▶ [REQUIREMENT]:
Give the number of lines in the records below that include "this". Reply with that number alone.

▶ [MATERIAL SHOWN]:
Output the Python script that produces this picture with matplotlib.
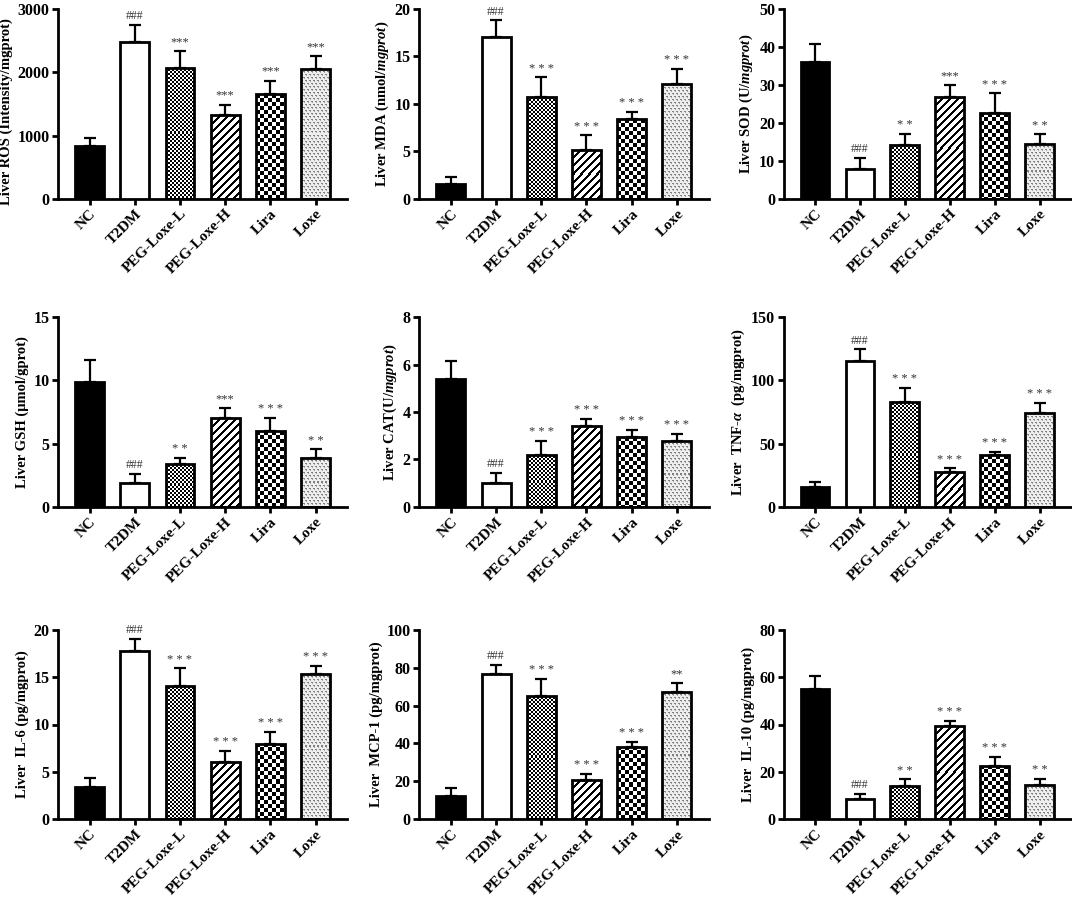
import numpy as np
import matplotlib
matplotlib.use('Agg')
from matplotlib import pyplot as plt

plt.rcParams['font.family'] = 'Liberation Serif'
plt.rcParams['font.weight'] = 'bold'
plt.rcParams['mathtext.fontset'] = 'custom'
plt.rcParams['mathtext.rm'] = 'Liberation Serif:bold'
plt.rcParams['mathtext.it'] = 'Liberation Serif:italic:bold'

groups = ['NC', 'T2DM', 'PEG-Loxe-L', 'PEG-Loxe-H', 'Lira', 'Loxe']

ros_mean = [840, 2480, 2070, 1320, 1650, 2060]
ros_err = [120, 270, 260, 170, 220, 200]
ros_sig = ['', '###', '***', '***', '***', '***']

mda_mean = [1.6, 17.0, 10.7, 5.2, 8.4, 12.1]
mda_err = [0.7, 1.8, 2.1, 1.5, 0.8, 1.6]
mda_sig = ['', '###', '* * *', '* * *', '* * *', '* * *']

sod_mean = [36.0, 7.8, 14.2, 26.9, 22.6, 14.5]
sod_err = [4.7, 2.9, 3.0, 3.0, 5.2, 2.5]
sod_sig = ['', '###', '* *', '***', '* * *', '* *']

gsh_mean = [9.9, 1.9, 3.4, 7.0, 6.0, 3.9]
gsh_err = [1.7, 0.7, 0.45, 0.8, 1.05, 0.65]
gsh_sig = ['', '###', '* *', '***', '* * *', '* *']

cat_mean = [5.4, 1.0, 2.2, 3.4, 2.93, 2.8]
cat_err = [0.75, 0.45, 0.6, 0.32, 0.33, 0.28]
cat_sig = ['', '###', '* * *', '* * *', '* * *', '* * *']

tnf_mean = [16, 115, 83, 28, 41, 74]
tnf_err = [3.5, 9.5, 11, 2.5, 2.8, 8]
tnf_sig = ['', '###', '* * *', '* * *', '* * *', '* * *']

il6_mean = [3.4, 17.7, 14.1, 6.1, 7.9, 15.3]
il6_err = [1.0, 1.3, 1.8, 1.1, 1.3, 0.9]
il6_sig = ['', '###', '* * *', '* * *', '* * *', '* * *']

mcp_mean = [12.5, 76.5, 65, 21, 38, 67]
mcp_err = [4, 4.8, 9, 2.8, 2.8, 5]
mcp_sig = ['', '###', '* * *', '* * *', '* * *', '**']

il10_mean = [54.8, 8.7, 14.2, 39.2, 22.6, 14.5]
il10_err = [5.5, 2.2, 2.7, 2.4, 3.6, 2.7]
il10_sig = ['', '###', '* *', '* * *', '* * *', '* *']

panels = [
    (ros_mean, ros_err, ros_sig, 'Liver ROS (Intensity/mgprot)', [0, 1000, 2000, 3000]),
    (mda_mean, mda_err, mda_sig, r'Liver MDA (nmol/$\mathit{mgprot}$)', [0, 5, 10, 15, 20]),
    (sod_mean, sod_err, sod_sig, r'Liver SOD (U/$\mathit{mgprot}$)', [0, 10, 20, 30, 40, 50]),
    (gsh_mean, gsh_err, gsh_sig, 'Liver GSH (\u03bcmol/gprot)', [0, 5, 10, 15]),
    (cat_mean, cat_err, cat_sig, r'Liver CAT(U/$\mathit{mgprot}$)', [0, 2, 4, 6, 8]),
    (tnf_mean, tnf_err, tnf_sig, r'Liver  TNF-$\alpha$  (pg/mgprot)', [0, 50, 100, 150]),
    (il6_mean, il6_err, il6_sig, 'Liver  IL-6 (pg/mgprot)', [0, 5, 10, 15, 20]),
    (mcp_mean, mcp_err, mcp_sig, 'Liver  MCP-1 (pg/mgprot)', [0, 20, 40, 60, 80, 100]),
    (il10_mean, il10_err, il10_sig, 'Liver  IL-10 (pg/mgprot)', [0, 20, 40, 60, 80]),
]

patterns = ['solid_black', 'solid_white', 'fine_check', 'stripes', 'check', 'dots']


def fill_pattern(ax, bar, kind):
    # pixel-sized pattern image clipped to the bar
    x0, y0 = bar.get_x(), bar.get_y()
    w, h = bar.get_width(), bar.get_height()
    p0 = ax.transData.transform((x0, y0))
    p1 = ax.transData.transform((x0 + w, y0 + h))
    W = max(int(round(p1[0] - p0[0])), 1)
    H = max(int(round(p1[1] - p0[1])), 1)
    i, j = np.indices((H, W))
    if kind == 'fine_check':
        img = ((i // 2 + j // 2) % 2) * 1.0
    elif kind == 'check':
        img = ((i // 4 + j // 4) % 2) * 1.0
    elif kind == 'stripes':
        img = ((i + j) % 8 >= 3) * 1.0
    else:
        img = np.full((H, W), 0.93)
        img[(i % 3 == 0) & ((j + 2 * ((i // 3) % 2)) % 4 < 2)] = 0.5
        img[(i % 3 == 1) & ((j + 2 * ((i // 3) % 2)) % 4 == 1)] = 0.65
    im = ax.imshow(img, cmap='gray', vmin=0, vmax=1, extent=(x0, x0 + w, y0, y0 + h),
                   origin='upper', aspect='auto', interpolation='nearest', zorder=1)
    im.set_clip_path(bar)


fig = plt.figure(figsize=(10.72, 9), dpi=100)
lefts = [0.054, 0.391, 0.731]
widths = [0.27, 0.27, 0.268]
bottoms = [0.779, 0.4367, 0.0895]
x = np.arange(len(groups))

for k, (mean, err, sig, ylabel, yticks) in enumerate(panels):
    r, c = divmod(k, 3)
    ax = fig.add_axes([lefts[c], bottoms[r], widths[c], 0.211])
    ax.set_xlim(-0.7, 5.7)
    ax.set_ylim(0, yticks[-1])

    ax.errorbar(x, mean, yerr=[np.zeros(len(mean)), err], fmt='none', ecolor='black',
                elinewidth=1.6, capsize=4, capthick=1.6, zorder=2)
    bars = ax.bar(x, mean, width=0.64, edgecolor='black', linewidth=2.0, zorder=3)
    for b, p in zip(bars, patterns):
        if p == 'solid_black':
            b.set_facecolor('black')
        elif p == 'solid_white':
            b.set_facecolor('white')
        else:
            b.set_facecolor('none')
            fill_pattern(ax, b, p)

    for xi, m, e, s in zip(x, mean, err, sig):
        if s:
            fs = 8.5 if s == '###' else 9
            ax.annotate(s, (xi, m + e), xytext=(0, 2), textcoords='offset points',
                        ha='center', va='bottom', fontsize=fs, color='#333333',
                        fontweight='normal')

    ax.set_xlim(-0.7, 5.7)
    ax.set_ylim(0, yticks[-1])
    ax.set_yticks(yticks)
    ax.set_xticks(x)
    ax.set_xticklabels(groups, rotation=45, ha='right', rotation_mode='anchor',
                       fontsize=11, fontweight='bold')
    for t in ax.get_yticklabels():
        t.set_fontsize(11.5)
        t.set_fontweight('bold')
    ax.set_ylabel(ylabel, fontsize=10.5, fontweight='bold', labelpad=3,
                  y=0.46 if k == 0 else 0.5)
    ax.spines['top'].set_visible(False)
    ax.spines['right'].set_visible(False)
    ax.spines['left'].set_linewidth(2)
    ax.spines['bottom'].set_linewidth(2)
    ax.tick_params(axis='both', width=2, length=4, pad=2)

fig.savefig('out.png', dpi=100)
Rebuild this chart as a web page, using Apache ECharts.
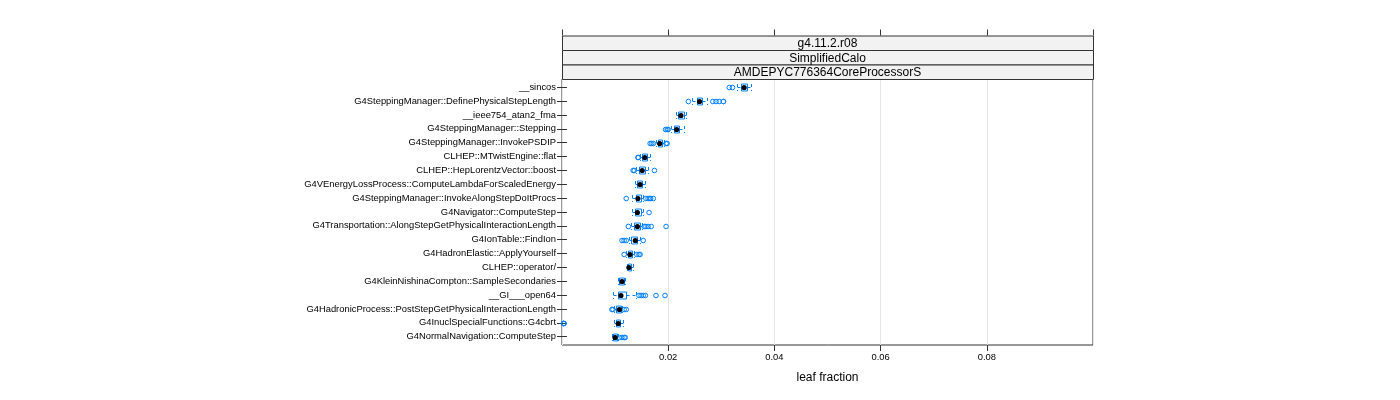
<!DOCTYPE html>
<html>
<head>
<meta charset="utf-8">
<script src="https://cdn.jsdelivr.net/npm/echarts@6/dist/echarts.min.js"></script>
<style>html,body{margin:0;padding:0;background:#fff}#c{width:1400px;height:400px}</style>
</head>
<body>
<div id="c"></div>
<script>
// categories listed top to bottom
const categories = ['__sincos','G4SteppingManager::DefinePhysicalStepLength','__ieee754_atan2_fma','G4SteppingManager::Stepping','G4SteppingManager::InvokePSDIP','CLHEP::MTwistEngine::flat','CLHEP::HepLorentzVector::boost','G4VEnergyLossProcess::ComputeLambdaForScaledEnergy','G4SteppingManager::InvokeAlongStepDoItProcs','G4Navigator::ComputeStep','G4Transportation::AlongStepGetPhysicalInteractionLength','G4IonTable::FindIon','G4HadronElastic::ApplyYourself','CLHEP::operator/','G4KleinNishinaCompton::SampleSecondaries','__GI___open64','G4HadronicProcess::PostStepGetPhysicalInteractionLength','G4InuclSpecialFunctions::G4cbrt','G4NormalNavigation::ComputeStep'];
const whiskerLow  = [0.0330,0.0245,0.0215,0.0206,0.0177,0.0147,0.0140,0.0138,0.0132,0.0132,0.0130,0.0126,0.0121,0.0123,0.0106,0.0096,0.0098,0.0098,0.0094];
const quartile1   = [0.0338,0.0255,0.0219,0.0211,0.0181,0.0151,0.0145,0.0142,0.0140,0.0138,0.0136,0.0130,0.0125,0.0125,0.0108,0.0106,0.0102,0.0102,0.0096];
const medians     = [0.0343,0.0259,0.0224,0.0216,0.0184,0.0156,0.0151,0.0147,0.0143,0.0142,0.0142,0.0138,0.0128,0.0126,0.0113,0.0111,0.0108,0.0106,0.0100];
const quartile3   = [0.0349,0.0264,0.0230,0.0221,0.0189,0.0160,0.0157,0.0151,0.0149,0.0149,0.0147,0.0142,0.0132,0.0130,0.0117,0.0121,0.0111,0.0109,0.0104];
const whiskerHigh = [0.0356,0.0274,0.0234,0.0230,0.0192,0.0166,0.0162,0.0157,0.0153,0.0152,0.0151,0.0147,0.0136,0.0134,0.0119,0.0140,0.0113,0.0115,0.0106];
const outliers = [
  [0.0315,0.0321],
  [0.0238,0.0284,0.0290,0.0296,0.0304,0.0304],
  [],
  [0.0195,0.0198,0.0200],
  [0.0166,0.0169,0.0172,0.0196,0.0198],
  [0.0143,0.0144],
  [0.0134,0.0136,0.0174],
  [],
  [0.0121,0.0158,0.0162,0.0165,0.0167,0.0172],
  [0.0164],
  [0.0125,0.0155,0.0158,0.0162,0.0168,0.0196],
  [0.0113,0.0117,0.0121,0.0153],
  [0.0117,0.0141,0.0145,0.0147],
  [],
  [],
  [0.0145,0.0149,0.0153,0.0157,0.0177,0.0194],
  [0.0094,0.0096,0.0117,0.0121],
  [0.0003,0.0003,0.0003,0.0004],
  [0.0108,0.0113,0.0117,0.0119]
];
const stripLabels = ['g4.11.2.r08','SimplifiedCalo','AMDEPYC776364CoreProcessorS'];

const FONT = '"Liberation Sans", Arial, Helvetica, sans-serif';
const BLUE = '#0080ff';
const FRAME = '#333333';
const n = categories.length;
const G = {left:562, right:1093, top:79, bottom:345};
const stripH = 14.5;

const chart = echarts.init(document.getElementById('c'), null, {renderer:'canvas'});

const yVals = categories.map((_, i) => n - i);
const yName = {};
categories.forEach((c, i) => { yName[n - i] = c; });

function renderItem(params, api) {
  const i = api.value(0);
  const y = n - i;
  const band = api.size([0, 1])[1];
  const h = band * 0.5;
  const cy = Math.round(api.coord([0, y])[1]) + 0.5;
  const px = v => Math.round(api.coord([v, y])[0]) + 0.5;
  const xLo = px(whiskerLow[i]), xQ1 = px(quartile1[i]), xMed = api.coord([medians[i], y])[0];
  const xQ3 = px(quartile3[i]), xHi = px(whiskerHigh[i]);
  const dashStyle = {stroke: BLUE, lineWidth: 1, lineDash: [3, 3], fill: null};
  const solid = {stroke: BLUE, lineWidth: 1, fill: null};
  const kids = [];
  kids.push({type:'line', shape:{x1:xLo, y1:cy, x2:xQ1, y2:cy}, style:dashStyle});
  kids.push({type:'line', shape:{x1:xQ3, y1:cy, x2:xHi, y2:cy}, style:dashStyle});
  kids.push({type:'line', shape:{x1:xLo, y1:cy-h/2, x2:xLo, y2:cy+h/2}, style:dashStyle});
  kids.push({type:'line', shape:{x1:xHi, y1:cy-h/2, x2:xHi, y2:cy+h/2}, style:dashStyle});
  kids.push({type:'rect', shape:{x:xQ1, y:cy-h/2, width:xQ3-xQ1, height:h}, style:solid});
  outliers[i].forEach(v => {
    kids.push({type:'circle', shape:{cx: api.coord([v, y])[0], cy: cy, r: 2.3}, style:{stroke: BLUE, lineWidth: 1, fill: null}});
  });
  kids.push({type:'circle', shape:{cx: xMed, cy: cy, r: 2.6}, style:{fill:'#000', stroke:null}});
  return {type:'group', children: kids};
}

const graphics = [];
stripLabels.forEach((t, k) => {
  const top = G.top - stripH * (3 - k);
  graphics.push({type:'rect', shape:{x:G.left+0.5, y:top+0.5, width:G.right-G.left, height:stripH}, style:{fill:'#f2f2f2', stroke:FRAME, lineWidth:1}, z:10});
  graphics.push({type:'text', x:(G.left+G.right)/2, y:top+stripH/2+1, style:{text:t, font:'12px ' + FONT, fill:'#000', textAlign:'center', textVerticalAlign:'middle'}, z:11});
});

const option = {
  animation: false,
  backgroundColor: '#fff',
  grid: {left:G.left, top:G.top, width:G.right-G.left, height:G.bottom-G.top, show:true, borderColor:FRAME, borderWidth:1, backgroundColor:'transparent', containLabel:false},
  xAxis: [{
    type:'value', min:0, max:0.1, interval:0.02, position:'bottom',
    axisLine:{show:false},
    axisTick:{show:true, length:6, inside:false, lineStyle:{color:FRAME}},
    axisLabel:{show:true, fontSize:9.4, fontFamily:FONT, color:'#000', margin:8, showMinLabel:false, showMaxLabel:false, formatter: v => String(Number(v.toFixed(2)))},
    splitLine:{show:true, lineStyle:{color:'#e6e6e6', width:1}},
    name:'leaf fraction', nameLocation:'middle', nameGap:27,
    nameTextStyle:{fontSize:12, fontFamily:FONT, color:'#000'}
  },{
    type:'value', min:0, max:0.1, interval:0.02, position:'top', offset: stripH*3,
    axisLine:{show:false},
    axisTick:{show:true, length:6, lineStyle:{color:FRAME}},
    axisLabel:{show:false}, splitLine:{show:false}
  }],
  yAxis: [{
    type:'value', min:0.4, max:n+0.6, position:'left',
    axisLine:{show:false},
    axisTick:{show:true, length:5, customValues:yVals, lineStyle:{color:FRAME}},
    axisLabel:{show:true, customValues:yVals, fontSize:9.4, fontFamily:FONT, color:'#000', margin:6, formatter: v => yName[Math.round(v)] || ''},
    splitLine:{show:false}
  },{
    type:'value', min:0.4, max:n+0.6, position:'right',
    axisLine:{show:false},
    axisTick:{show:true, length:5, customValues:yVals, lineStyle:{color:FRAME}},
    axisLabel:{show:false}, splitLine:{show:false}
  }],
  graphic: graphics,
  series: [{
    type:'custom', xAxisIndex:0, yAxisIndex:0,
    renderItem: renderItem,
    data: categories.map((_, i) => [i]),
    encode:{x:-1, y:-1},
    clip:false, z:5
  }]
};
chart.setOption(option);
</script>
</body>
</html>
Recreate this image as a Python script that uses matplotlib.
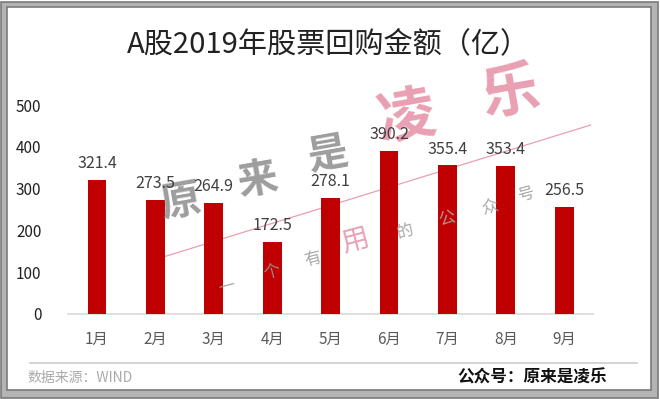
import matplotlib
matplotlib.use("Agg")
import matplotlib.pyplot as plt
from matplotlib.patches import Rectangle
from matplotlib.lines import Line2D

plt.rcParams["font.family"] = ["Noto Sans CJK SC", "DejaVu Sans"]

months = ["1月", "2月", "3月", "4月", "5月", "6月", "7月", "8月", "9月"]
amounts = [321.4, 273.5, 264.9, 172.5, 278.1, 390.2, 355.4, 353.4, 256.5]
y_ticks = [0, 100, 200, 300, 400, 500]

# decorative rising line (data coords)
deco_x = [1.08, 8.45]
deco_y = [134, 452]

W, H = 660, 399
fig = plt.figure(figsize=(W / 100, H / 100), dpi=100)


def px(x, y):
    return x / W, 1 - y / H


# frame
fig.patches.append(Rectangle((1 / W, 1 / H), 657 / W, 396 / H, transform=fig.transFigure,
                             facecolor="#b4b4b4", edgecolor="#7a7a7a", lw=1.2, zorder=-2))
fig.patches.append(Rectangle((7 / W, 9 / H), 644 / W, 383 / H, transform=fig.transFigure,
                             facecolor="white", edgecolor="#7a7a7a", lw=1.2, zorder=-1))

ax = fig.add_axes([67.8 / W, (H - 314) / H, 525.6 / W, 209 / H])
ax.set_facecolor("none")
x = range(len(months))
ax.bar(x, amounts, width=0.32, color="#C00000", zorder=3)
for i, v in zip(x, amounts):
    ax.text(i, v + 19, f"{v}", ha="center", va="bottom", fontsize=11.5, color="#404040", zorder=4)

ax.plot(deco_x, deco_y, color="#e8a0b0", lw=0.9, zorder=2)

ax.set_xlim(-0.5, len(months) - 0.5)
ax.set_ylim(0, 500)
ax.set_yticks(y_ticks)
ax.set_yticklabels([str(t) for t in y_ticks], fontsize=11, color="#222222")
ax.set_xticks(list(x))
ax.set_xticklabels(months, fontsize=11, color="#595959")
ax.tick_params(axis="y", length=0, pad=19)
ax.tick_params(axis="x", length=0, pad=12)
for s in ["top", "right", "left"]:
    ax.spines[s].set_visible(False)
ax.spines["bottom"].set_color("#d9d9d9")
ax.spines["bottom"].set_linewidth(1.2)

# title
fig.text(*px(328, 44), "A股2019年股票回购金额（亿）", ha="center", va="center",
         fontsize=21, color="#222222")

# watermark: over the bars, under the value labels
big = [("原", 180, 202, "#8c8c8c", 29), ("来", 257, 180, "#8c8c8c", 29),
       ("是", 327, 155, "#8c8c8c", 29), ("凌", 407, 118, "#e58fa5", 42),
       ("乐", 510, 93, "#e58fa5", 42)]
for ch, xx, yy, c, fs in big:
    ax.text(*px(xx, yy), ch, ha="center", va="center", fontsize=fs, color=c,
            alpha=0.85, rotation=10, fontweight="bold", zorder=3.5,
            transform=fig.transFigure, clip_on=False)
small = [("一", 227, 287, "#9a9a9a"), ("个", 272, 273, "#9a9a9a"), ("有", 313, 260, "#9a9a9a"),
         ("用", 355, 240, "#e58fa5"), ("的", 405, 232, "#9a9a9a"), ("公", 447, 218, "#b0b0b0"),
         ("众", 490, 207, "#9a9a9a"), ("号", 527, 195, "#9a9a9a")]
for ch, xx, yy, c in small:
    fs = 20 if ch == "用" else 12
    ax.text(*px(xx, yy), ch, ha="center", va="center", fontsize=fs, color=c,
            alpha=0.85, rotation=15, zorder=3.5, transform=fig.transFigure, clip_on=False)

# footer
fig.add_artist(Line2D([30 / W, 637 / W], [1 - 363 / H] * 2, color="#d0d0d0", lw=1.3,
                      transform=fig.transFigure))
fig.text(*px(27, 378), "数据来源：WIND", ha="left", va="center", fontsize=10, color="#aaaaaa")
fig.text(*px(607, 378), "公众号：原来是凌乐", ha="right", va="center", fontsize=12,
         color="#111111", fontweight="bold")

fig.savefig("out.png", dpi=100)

▶ [EXERCISE ANSWER]:
3